なお、エアリンスホイール42を複数設けずにホイール1個とし、このホイールに図示しない上部ロータリージョイントを設けて、エアリンスノズルをキャップ33に追従させながらキャップ33に対してホットエアーブローしても良い。
10 内容物充填システム
11 殺菌装置
12 搬送ホイール
13 無菌チャンバ
14 エアリンス装置
15 無菌水リンス装置
16 キャップ装着装置
20 充填装置
21 ボトル供給部
22 製品ボトル搬出部
30 ボトル
33 キャップ
41 殺菌剤噴霧ホイール
42 エアリンスホイール
43 第1回転機構
44 第2回転機構
50 キャップ殺菌装置
81A 噴霧ノズル
81B 噴霧ノズル
94A エアリンスノズル
94B エアリンスノズル

Claims (6)

  1. 内容物充填システムであって、
    ボトルを殺菌するボトル殺菌装置と、
    前記ボトルに内容物を充填する充填装置と、
    キャップを回転しながら搬送するとともに、搬送されている前記キャップに対して殺菌剤を噴霧する殺菌剤噴霧ホイールと、前記殺菌剤噴霧ホイールで殺菌剤が噴霧された前記キャップを回転しながら搬送するとともに、搬送されている前記キャップをエアリンスするエアリンスホイールとを有する、キャップ殺菌装置と、
    前記キャップ殺菌装置から受け渡された前記キャップを、前記充填装置で内容物が充填された前記ボトルの口部に装着するキャップ装着装置とを備え、
    前記エアリンスホイールは、無菌チャンバの充填・巻締チャンバー内に配置され、前記殺菌剤噴霧ホイールは、キャップ滅菌用チャンバで覆われ、
    前記キャップ滅菌用チャンバの内部の圧力は、前記充填・巻締チャンバーの内部の圧力よりも低く制御されていることを特徴とする内容物充填システム。

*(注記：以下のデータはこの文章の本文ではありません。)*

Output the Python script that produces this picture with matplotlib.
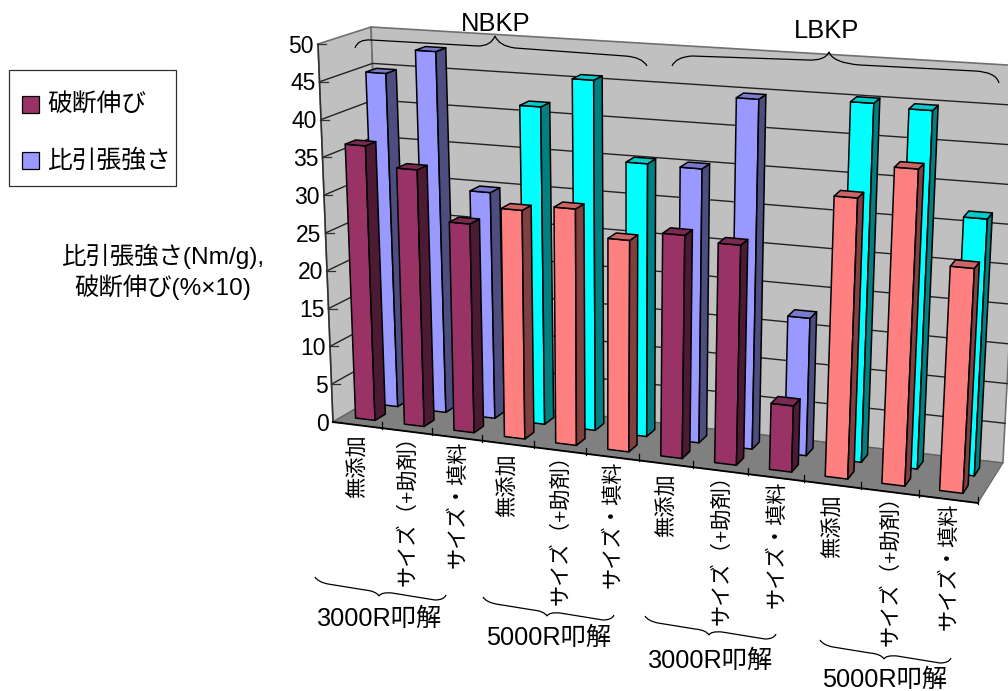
import matplotlib
matplotlib.use("Agg")
import matplotlib.pyplot as plt
from matplotlib.patches import Polygon, PathPatch, Rectangle
from matplotlib.path import Path

plt.rcParams['font.family'] = ['Liberation Sans', 'Noto Sans CJK JP']

# Data
categories = ['無添加', 'サイズ（+助剤）', 'サイズ・填料'] * 4
elongation = [36.4, 33.8, 27.3, 29.7, 30.5, 27.1, 28.4, 27.8, 8.3, 35.0, 39.2, 27.6]
strength = [44.9, 48.3, 30.0, 41.9, 45.9, 35.5, 35.4, 44.9, 17.5, 45.4, 45.0, 32.0]
y_ticks = [0, 5, 10, 15, 20, 25, 30, 35, 40, 45, 50]
legend_labels = ['破断伸び', '比引張強さ']
beating_labels = ['3000R叩解', '5000R叩解', '3000R叩解', '5000R叩解']

# (front, side, top) shades per group of three bars
front_row_nbkp = ('#993366', '#4d1a33', '#7a2952')
front_row_lbkp = ('#FF8080', '#804040', '#CC6666')
back_row_plain = ('#9999FF', '#4d4d80', '#7a7acc')
back_row_cyan = ('#00FFFF', '#008080', '#00CCCC')
front_colors = ([front_row_nbkp] * 3 + [front_row_lbkp] * 3) * 2
back_colors = ([back_row_plain] * 3 + [back_row_cyan] * 3) * 2

WALL = '#C0C0C0'
FLOOR = '#808080'

# Corners of the chart box on the page: floor/ceiling, near/far, left/right
NEAR_L_0, NEAR_L_50 = (333, 422), (318, 44)
FAR_L_0, FAR_L_50 = (386, 391), (371, 27)
NEAR_R_0, NEAR_R_50 = (978, 503), (1000, 92)
FAR_R_0, FAR_R_50 = (1003, 463), (1024, 66)
N_CAT = 12
VMAX = 50.0
BAR_U = (0.27, 0.67)
FRONT_D = (0.18, 0.38)
BACK_D = (0.62, 0.82)


def lerp(a, b, t):
    return (a[0] + (b[0] - a[0]) * t, a[1] + (b[1] - a[1]) * t)


def project(u, d, v):
    """Map category position u, depth d and value v to page coordinates."""
    s = 48.6 * u / (1 - 0.00797 * u) / 645.0
    t = v / VMAX
    near = lerp(lerp(NEAR_L_0, NEAR_R_0, s), lerp(NEAR_L_50, NEAR_R_50, s), t)
    far = lerp(lerp(FAR_L_0, FAR_R_0, s), lerp(FAR_L_50, FAR_R_50, s), t)
    return lerp(near, far, d)


fig = plt.figure(figsize=(10.08, 6.91), dpi=100, facecolor='white')
ax = fig.add_axes([0, 0, 1, 1])
ax.set_xlim(0, 1008)
ax.set_ylim(691, 0)
ax.axis('off')


def face(points, color, edge='black', lw=1.1, z=1):
    ax.add_patch(Polygon(points, closed=True, facecolor=color, edgecolor=edge,
                         linewidth=lw, joinstyle='round', zorder=z))


# Walls and floor
face([project(0, 0, 0), project(0, 1, 0), project(0, 1, 50), project(0, 0, 50)],
     WALL, edge='#707070', lw=1.2)
face([project(0, 1, 0), project(N_CAT, 1, 0), project(N_CAT, 1, 50), project(0, 1, 50)],
     WALL, edge='#707070', lw=1.2)
face([project(0, 0, 0), project(N_CAT, 0, 0), project(N_CAT, 1, 0), project(0, 1, 0)],
     FLOOR, edge='#606060', lw=0.8)

# Gridlines, axis ticks and labels
for v in y_ticks:
    a, b, c = project(0, 0, v), project(0, 1, v), project(N_CAT, 1, v)
    if 0 < v < 50:
        ax.plot([a[0], b[0], c[0]], [a[1], b[1], c[1]], color='#222222', lw=1.0, zorder=2)
    ax.plot([a[0] - 1, a[0] + 8], [a[1], a[1]], color='#303030', lw=0.9, zorder=2)
    ax.text(a[0] - 4, a[1] + 2, str(v), ha='right', va='center', fontsize=16.5, color='black')

ax.plot(*zip(project(0, 0, 0), project(0, 0, 50)), color='#303030', lw=1.1, zorder=2)
ax.plot(*zip(project(0, 0, 0), project(N_CAT, 0, 0)), color='black', lw=1.3, zorder=2)
for i in range(1, N_CAT + 1):
    p = project(i, 0, 0)
    ax.plot([p[0], p[0]], [p[1] - 6, p[1] + 1], color='black', lw=0.9, zorder=2)


def draw_bar(i, value, depth, colors, z):
    u0, u1 = i + BAR_U[0], i + BAR_U[1]
    d0, d1 = depth
    front, side, top = colors
    face([project(u0, d0, 0), project(u1, d0, 0), project(u1, d0, value), project(u0, d0, value)],
         front, z=z)
    face([project(u1, d0, 0), project(u1, d1, 0), project(u1, d1, value), project(u1, d0, value)],
         side, z=z)
    face([project(u0, d0, value), project(u1, d0, value), project(u1, d1, value), project(u0, d1, value)],
         top, z=z)


# Far row first, then near row, left to right
for i, value in enumerate(strength):
    draw_bar(i, value, BACK_D, back_colors[i], 3)
for i, value in enumerate(elongation):
    draw_bar(i, value, FRONT_D, front_colors[i], 4)

# Category labels hang below the floor edge, centred by label length
label_drop = {'無添加': 41, 'サイズ（+助剤）': 74, 'サイズ・填料': 67}
for i, label in enumerate(categories):
    p = project(i + 0.5, 0, 0)
    ax.text(p[0], p[1] + label_drop[label], label, rotation=90, ha='center', va='center',
            fontsize=15.3, color='black')


def brace(points, dx=0, dy=0):
    codes = [Path.MOVETO, Path.CURVE3, Path.CURVE3, Path.LINETO, Path.CURVE3, Path.CURVE3,
             Path.CURVE3, Path.CURVE3, Path.LINETO, Path.CURVE3, Path.CURVE3]
    verts = [(x + dx, y + dy) for x, y in points]
    ax.add_patch(PathPatch(Path(verts, codes), facecolor='none', edgecolor='black',
                           linewidth=0.9, zorder=6))


# Pulp group braces above the bars
brace([(355, 48), (358, 39), (371, 40), (478, 46), (491, 46), (495, 36),
       (499, 46), (515, 48), (625, 56), (642, 57), (647, 66)])
brace([(672, 66), (676, 57), (692, 56), (808, 60), (825, 61), (829, 52),
       (833, 63), (860, 65), (975, 71), (996, 72), (999, 83)])
ax.text(496, 24, 'NBKP', ha='center', va='center', fontsize=18.4)
ax.text(827, 31, 'LBKP', ha='center', va='center', fontsize=18.4)

# Beating braces below the category labels
lower_brace = [(315, 577), (318, 582), (328, 584), (365, 590), (376, 591), (379, 596),
               (381, 592), (392, 593), (435, 600), (444, 600), (446, 595)]
brace_shifts = [(0, 0), (168, 20), (330, 39), (505, 63)]
text_centres = [(380, 619), (549, 638), (711, 661), (885, 680)]
for shift, centre, label in zip(brace_shifts, text_centres, beating_labels):
    brace(lower_brace, *shift)
    ax.text(*centre, label, ha='center', va='center', fontsize=18.2)

# Legend
ax.add_patch(Rectangle((9, 70), 167, 116, facecolor='white', edgecolor='#303030', lw=0.9, zorder=5))
ax.add_patch(Rectangle((22, 96), 17, 17, facecolor=front_row_nbkp[0], edgecolor='black', lw=0.9, zorder=6))
ax.add_patch(Rectangle((22, 152), 17, 17, facecolor=back_row_plain[0], edgecolor='black', lw=0.9, zorder=6))
ax.text(47, 104, legend_labels[0], ha='left', va='center', fontsize=17.8, zorder=6)
ax.text(47, 161, legend_labels[1], ha='left', va='center', fontsize=17.8, zorder=6)

# Value axis title
ax.text(163, 256, '比引張強さ(Nm/g),', ha='center', va='center', fontsize=17.6)
ax.text(163, 287, '破断伸び(%×10)', ha='center', va='center', fontsize=17.6)

fig.savefig('out.png', dpi=100)
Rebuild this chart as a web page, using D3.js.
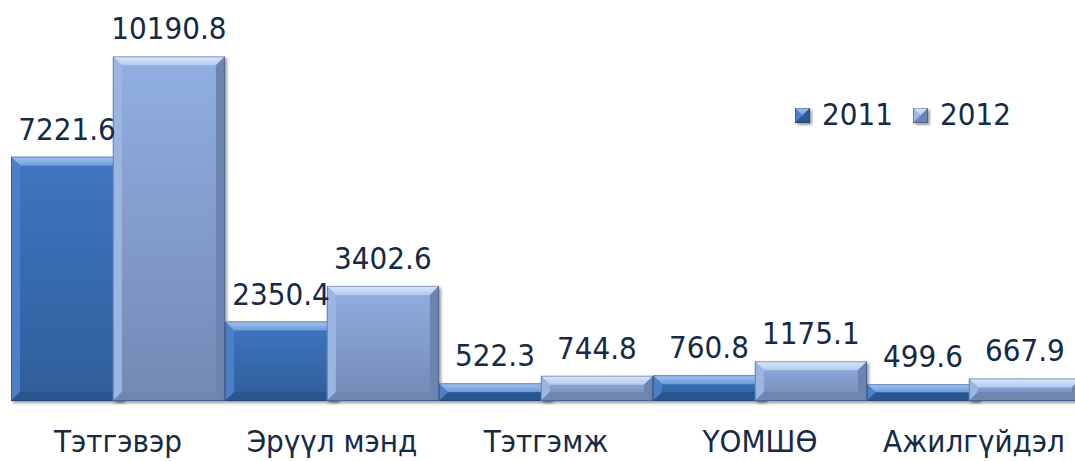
<!DOCTYPE html>
<meta charset="utf-8">
<style>
    body {
        margin: 0;
        background: #fff;
    }
    text {
        font-family: "DejaVu Sans Condensed", "DejaVu Sans", sans-serif;
        font-stretch: condensed;
        fill: #142a45;
    }
</style>
<body>
<script src="https://d3js.org/d3.v7.min.js"></script>
<script>
    var categories = ["Тэтгэвэр", "Эрүүл мэнд", "Тэтгэмж", "ҮОМШӨ", "Ажилгүйдэл"];
    var seriesNames = ["2011", "2012"];
    var values2011 = [7221.6, 2350.4, 522.3, 760.8, 499.6];
    var values2012 = [10190.8, 3402.6, 744.8, 1175.1, 667.9];

    var width = 1075, height = 461;
    var baseY = 401;

    var data = categories.map(function(c, i) {
        return {cat: c, vals: [values2011[i], values2012[i]]};
    });

    // colours per series
    var palette = [
        {faceTop: "#3e76c2", faceBot: "#2f5e9a", top: "#6a9bdc", topHi: "#a4c4f0", left: "#4a80c8", right: "#2d5a94", bottom: "#2c5690"},
        {faceTop: "#91afe1", faceBot: "#7389b5", top: "#b5cbf0", topHi: "#dae6fa", left: "#9cb6e2", right: "#6e84b0", bottom: "#7085b0"}
    ];

    var x0 = d3.scaleBand()
        .domain(categories)
        .range([11, 1081])
        .padding(0);

    // bars overlap a little, like the original
    var x1 = d3.scaleBand()
        .domain(seriesNames)
        .range([0, x0.bandwidth() * 0.952])
        .padding(0);
    var barW = x1.bandwidth() * 1.1;

    var y = d3.scaleLinear()
        .domain([0, 11000])
        .range([baseY, 29]);

    var svg = d3.select("body").append("svg")
        .attr("width", width)
        .attr("height", height);

    var defs = svg.append("defs");

    var shadow = defs.append("filter")
        .attr("id", "shadow")
        .attr("x", "-10%").attr("y", "-10%")
        .attr("width", "130%").attr("height", "130%");
    shadow.append("feDropShadow")
        .attr("dx", 2).attr("dy", 2)
        .attr("stdDeviation", 1.5)
        .attr("flood-color", "#000")
        .attr("flood-opacity", 0.4);

    palette.forEach(function(p, i) {
        var g = defs.append("linearGradient")
            .attr("id", "face" + i)
            .attr("x1", 0).attr("y1", 0).attr("x2", 0).attr("y2", 1);
        g.append("stop").attr("offset", "0%").attr("stop-color", p.faceTop);
        g.append("stop").attr("offset", "100%").attr("stop-color", p.faceBot);

        var t = defs.append("linearGradient")
            .attr("id", "top" + i)
            .attr("x1", 0).attr("y1", 0).attr("x2", 0).attr("y2", 1);
        t.append("stop").attr("offset", "0%").attr("stop-color", p.topHi);
        t.append("stop").attr("offset", "100%").attr("stop-color", p.top);
    });

    // beveled box drawn as five pieces
    function bevelBar(sel, x, yTop, w, h, si, maxB) {
        var p = palette[si];
        var b = Math.min(maxB, h / 2, w / 2);
        var g = sel.append("g").attr("filter", "url(#shadow)");
        g.append("rect")
            .attr("x", x).attr("y", yTop)
            .attr("width", w).attr("height", h)
            .attr("fill", "url(#face" + si + ")");
        var pts = function(a) { return a.map(function(d) { return d.join(","); }).join(" "); };
        g.append("polygon")
            .attr("points", pts([[x, yTop], [x + w, yTop], [x + w - b, yTop + b], [x + b, yTop + b]]))
            .attr("fill", "url(#top" + si + ")");
        g.append("polygon")
            .attr("points", pts([[x, yTop], [x + b, yTop + b], [x + b, yTop + h - b], [x, yTop + h]]))
            .attr("fill", p.left);
        g.append("polygon")
            .attr("points", pts([[x + w, yTop], [x + w, yTop + h], [x + w - b, yTop + h - b], [x + w - b, yTop + b]]))
            .attr("fill", p.right);
        g.append("polygon")
            .attr("points", pts([[x, yTop + h], [x + b, yTop + h - b], [x + w - b, yTop + h - b], [x + w, yTop + h]]))
            .attr("fill", p.bottom);
        g.append("rect")
            .attr("x", x + 0.5).attr("y", yTop + 0.5)
            .attr("width", w - 1).attr("height", h - 1)
            .attr("fill", "none")
            .attr("stroke", "rgba(20,40,80,0.35)")
            .attr("stroke-width", 1);
    }

    var groups = svg.selectAll(".cat")
        .data(data)
        .enter().append("g")
        .attr("class", "cat")
        .attr("transform", function(d) { return "translate(" + x0(d.cat) + ",0)"; });

    groups.each(function(d) {
        var g = d3.select(this);
        d.vals.forEach(function(v, si) {
            var top = y(v);
            bevelBar(g, x1(seriesNames[si]), top, barW, baseY - top, si, 9);
        });
    });

    // value labels
    groups.each(function(d) {
        var g = d3.select(this);
        d.vals.forEach(function(v, si) {
            g.append("text")
                .attr("x", x1(seriesNames[si]) + barW / 2)
                .attr("y", y(v) - 17)
                .attr("text-anchor", "middle")
                .style("font-size", "31px")
                .text(v.toFixed(1));
        });
    });

    // category labels
    svg.selectAll(".catlabel")
        .data(categories)
        .enter().append("text")
        .attr("class", "catlabel")
        .attr("x", function(d) { return x0(d) + x0.bandwidth() / 2; })
        .attr("y", 452)
        .attr("text-anchor", "middle")
        .style("font-size", "31px")
        .text(function(d) { return d; });

    // legend
    var legendX = [795, 913];
    var legend = svg.selectAll(".legend")
        .data(seriesNames)
        .enter().append("g")
        .attr("class", "legend");

    legend.each(function(d, i) {
        var g = d3.select(this);
        bevelBar(g, legendX[i], 108, 15, 15, i, 7.5);
        g.append("text")
            .attr("x", legendX[i] + 27)
            .attr("y", 125)
            .style("font-size", "31px")
            .text(d);
    });
</script>
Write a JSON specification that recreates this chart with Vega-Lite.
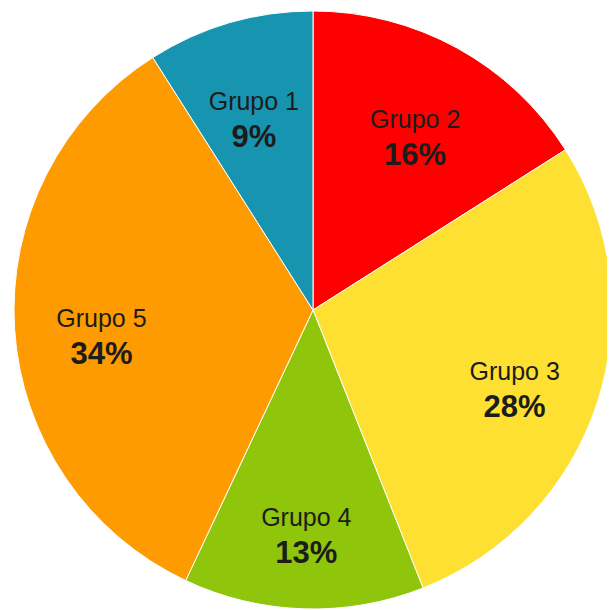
{
  "$schema": "https://vega.github.io/schema/vega-lite/v6.json",
  "width": 588,
  "height": 604,
  "autosize": "none",
  "padding": {"left": 19, "top": 8, "right": 0, "bottom": 0},
  "background": "white",
  "view": {"stroke": null},
  "data": {
    "values": [
      {"grupo": "Grupo 2", "porcentaje": 0.16, "orden": 1},
      {"grupo": "Grupo 3", "porcentaje": 0.28, "orden": 2},
      {"grupo": "Grupo 4", "porcentaje": 0.13, "orden": 3},
      {"grupo": "Grupo 5", "porcentaje": 0.34, "orden": 4},
      {"grupo": "Grupo 1", "porcentaje": 0.09, "orden": 5}
    ]
  },
  "encoding": {
    "theta": {"field": "porcentaje", "type": "quantitative", "stack": true},
    "order": {"field": "orden", "type": "quantitative"},
    "color": {
      "field": "grupo",
      "type": "nominal",
      "scale": {
        "domain": ["Grupo 1", "Grupo 2", "Grupo 3", "Grupo 4", "Grupo 5"],
        "range": ["#1795b0", "#fe0000", "#fde031", "#8fc50a", "#fe9b00"]
      },
      "legend": null
    }
  },
  "layer": [
    {
      "mark": {"type": "arc", "outerRadius": 299, "stroke": "white", "strokeWidth": 1}
    },
    {
      "mark": {"type": "text", "radius": 212, "dy": 4, "font": "Liberation Sans", "fontSize": 25, "align": "center", "baseline": "alphabetic"},
      "encoding": {
        "text": {"field": "grupo", "type": "nominal"},
        "detail": {"field": "grupo", "type": "nominal"},
        "color": {"value": "#1c1c1c"}
      }
    },
    {
      "mark": {"type": "text", "radius": 212, "dy": 41, "font": "Liberation Sans", "fontSize": 31, "fontWeight": "bold", "align": "center", "baseline": "alphabetic"},
      "encoding": {
        "text": {"field": "porcentaje", "type": "quantitative", "format": ".0%"},
        "detail": {"field": "grupo", "type": "nominal"},
        "color": {"value": "#1c1c1c"}
      }
    }
  ]
}
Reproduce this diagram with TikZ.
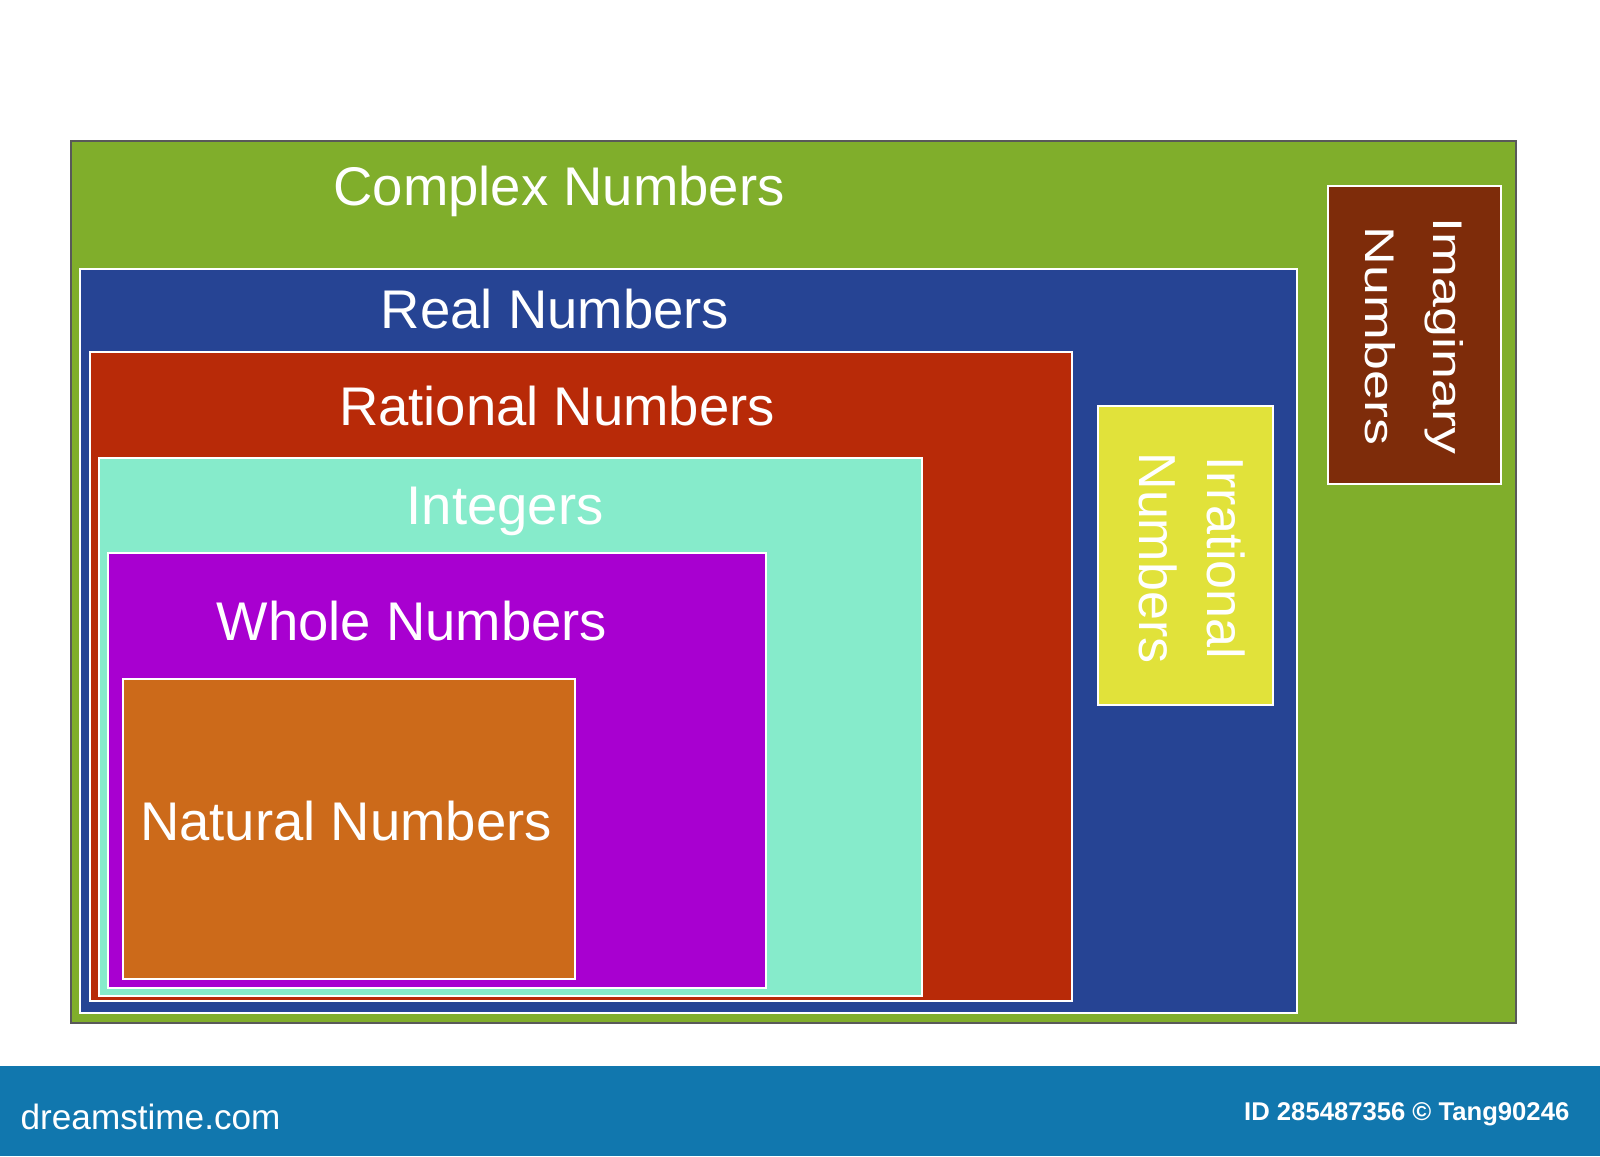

  2. 前記キャップ滅菌用チャンバは、前記充填・巻締チャンバー内に配置されていることを特徴とする請求項1記載の内容物充填システム。
  3. 前記キャップ滅菌用チャンバは、前記無菌チャンバの外方に位置するとともに、前記キャップ滅菌用チャンバと前記無菌チャンバとが互いに隣接して配置されていることを特徴とする請求項1記載の内容物充填システム。
  4. 前記キャップ滅菌用チャンバには給気ラインと排気ラインとが接続され、前記給気ライン及び前記排気ラインは、前記無菌チャンバの外方に連通されており、外部から前記キャップ滅菌用チャンバへ清浄空気が給排気されるようになっていることを特徴とする請求項1乃至3のいずれか一項記載の内容物充填システム。
  5. 前記キャップ滅菌用チャンバの内部の圧力は、陽圧となっていることを特徴とする請求項1乃至4のいずれか一項記載の内容物充填システム。
  6. 内容物充填方法であって、
    ボトル殺菌装置によって、ボトルに対して殺菌処理を行うボトル殺菌工程と、
    充填装置によって、前記ボトルに内容物を充填する充填工程と、
    キャップ殺菌装置の殺菌剤噴霧ホイールによって、キャップを回転しながら搬送するとともに、搬送されている前記キャップに対して殺菌剤を噴霧する殺菌剤噴霧工程と、
    前記キャップ殺菌装置のエアリンスホイールによって、殺菌剤が噴霧された前記キャップを回転しながら搬送するとともに、搬送されている前記キャップをエアリンスするエアリンス工程と、
    キャップ装着装置によって、殺菌された前記キャップを前記ボトルの口部に装着するキャップ装着工程とを備え、
    前記エアリンスホイールは、無菌チャンバの充填・巻締チャンバー内に配置され、前記殺菌剤噴霧ホイールは、キャップ滅菌用チャンバで覆われ、
    前記キャップ滅菌用チャンバの内部の圧力は、前記充填・巻締チャンバーの内部の圧力よりも低く制御されていることを特徴とする内容物充填方法。